Con le varie operazioni “All Inside” la Dda reggina ha ripulito Rosarno dalla cosca Pesce.
Il Tribunale prima e la Corte d’Appello poi hanno recepito il teorema accusatorio, mentre la Corte di Cassazione, in accoglimento del ricorso presentato dall’avv. Mario Santambrogio, ha annullato con sentenza senza rinvio la condanna inflitta a Francesco Pesce rideterminando la pena in 8 anni e 10 mesi di reclusione.
Si è concluso, dunque, innanzi alla quinta sezione penale della Corte di Cassazione, il lungo iter giudiziale che ha riguardato Francesco Pesce cl. 78, figlio del più noto Antonino cl. 1953, detto “Testuni”, condannato all’ergastolo e considerato, dopo la morte dello zio Giuseppe e nonostante sia detenuto ininterrottamente da oltre 25 anni, il reggente dell’omonima cosca mafiosa egemone sul territorio di Rosarno.
L’operazione di polizia, denominata in codice “All Inside”, era scattata all’alba del 29 aprile 2010 con l’esecuzione di un decreto di fermo, emesso dalla Direzione distrettuale antimafia di Reggio Calabria nei confronti di 57 personaggi ritenuti appartenere alla cosca di ’ndrangheta “Pesce”.
A conclusione del giudizio di primo grado, celebratosi con le forme del rito abbreviato, Francesco Pesce, difeso dagli avvocati Mario Santambrogio e Domenico Infantino, veniva condannato dal Gup di Reggio Calabria alla pena di 20 anni di reclusione per il delitto di associazione mafiosa, detenzione e porto di armi, riciclaggio e intestazione fittizia di beni. La Corte di Appello confermava il giudizio sulla responsabilità penale riducendo la pena a 16 anni e 8 mesi di reclusione. Avverso la sentenza della Corte di Appello, i difensori proponevano ricorso per Cassazione ed eccepivano la mancanza di prove in ordine alla responsabilità penale per i delitti di detenzione di armi, riciclaggio e intestazione fittizia rispetto ai quali, secondo i difensori, vi era una totale assenza di elementi di colpevolezza.

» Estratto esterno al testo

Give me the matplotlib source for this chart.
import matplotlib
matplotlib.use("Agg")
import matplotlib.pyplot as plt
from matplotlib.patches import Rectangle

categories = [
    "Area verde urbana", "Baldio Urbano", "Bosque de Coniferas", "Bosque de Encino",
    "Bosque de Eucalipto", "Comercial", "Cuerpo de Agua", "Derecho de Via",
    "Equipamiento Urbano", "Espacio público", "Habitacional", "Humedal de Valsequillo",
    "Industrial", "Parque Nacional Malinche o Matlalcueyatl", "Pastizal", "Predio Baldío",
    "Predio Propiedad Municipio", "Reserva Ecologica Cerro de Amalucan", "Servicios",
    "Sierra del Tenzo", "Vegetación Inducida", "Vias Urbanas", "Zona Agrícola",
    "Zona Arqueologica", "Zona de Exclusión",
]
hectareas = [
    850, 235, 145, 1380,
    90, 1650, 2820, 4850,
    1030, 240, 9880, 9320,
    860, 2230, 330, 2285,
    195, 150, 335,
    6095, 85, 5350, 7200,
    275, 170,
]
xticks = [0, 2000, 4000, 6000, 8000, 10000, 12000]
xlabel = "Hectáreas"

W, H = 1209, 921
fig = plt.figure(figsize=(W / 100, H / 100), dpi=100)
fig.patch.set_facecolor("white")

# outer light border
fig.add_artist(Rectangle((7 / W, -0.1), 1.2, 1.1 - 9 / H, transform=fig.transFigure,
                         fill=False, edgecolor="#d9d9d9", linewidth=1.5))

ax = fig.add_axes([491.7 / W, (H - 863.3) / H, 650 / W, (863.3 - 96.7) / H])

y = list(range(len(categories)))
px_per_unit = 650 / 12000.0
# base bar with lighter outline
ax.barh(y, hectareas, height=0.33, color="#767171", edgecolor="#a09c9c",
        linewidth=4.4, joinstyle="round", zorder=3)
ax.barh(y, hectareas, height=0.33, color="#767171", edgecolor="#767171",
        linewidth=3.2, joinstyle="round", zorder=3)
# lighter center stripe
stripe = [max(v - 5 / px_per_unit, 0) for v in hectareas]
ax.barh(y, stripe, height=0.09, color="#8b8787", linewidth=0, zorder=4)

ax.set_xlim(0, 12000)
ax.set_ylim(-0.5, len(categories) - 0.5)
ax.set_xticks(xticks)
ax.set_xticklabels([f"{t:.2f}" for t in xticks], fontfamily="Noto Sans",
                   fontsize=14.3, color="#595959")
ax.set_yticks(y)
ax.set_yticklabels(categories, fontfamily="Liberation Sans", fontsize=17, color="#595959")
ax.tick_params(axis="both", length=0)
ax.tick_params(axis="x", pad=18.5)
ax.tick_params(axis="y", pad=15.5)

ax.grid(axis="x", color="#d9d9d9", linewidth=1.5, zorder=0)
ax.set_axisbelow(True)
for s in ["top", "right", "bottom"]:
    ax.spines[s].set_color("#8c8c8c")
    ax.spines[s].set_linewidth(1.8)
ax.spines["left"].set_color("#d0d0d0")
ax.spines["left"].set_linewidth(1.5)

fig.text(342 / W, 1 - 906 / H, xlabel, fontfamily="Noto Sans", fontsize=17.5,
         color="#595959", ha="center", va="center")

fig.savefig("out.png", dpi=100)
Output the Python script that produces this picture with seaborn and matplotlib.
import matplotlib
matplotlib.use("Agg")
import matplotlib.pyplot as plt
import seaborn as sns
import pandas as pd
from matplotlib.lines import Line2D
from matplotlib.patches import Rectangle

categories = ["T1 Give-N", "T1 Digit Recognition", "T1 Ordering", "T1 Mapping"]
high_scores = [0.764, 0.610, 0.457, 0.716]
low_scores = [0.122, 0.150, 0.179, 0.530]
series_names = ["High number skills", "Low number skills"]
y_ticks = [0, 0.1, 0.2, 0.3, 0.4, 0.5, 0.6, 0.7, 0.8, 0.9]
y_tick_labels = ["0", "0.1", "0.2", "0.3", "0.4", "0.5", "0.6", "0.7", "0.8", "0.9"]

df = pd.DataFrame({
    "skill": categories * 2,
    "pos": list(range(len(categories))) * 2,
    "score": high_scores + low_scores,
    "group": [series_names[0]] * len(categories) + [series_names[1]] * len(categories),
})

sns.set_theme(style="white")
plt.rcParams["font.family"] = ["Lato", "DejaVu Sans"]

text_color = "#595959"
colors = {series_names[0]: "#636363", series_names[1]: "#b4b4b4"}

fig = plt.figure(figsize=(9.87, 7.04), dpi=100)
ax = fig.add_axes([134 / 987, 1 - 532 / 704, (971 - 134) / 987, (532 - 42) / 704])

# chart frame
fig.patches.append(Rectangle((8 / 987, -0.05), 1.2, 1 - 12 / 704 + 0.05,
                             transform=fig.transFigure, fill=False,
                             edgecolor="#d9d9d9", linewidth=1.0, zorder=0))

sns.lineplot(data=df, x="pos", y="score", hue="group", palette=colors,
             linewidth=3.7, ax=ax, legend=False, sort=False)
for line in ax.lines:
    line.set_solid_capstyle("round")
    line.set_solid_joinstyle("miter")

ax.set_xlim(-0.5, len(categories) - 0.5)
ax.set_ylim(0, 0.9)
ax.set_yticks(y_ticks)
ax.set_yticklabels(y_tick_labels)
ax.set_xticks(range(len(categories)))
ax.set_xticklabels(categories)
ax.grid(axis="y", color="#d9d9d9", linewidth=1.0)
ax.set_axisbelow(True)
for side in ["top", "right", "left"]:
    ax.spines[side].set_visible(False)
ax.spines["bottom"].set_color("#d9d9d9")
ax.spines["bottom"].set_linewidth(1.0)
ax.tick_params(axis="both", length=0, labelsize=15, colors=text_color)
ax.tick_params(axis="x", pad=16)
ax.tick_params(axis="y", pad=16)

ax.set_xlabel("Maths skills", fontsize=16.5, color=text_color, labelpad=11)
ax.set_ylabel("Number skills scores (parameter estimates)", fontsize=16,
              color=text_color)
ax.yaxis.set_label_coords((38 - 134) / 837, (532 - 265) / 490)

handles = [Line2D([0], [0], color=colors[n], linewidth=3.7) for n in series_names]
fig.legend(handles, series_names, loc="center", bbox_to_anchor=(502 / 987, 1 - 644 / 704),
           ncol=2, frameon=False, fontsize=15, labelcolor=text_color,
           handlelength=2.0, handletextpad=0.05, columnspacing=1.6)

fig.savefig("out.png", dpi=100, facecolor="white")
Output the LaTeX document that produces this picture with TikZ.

La Suprema Corte, condividendo le censure difensive, annullava la sentenza con rinvio a una diversa sezione della Corte di Appello reggina limitatamente alla condanna per porto e detenzione di armi, riciclaggio e intestazione fittizia e la Corte di Appello, uniformandosi ai principi di diritto indicati dal Supremo Giudice nella sentenza di annullamento, assolveva Pesce Francesco da tutti i reati fine a lui contestati individuando la pena finale in anni 10 e mesi 4 di reclusione, che era la pena inflitta dalla prima Corte di Appello per il reato associativo.
Avverso tale pronuncia, i difensori proponevano un nuovo ricorso in Cassazione eccependo un vizio nel calcolo della pena la quale, essendo stata rideterminata in anni 13 e mesi 4 di reclusione, andava conseguentemente ridotta di un terzo per effetto del giudizio abbreviato a 8 anni e 10 mesi di reclusione. La Suprema Corte, con il parere favorevole del Procuratore generale, ha deciso in conformità alle richieste difensive e, per l’effetto, ha rideterminato la pena finale in anni 8 e 10 mesi di reclusione.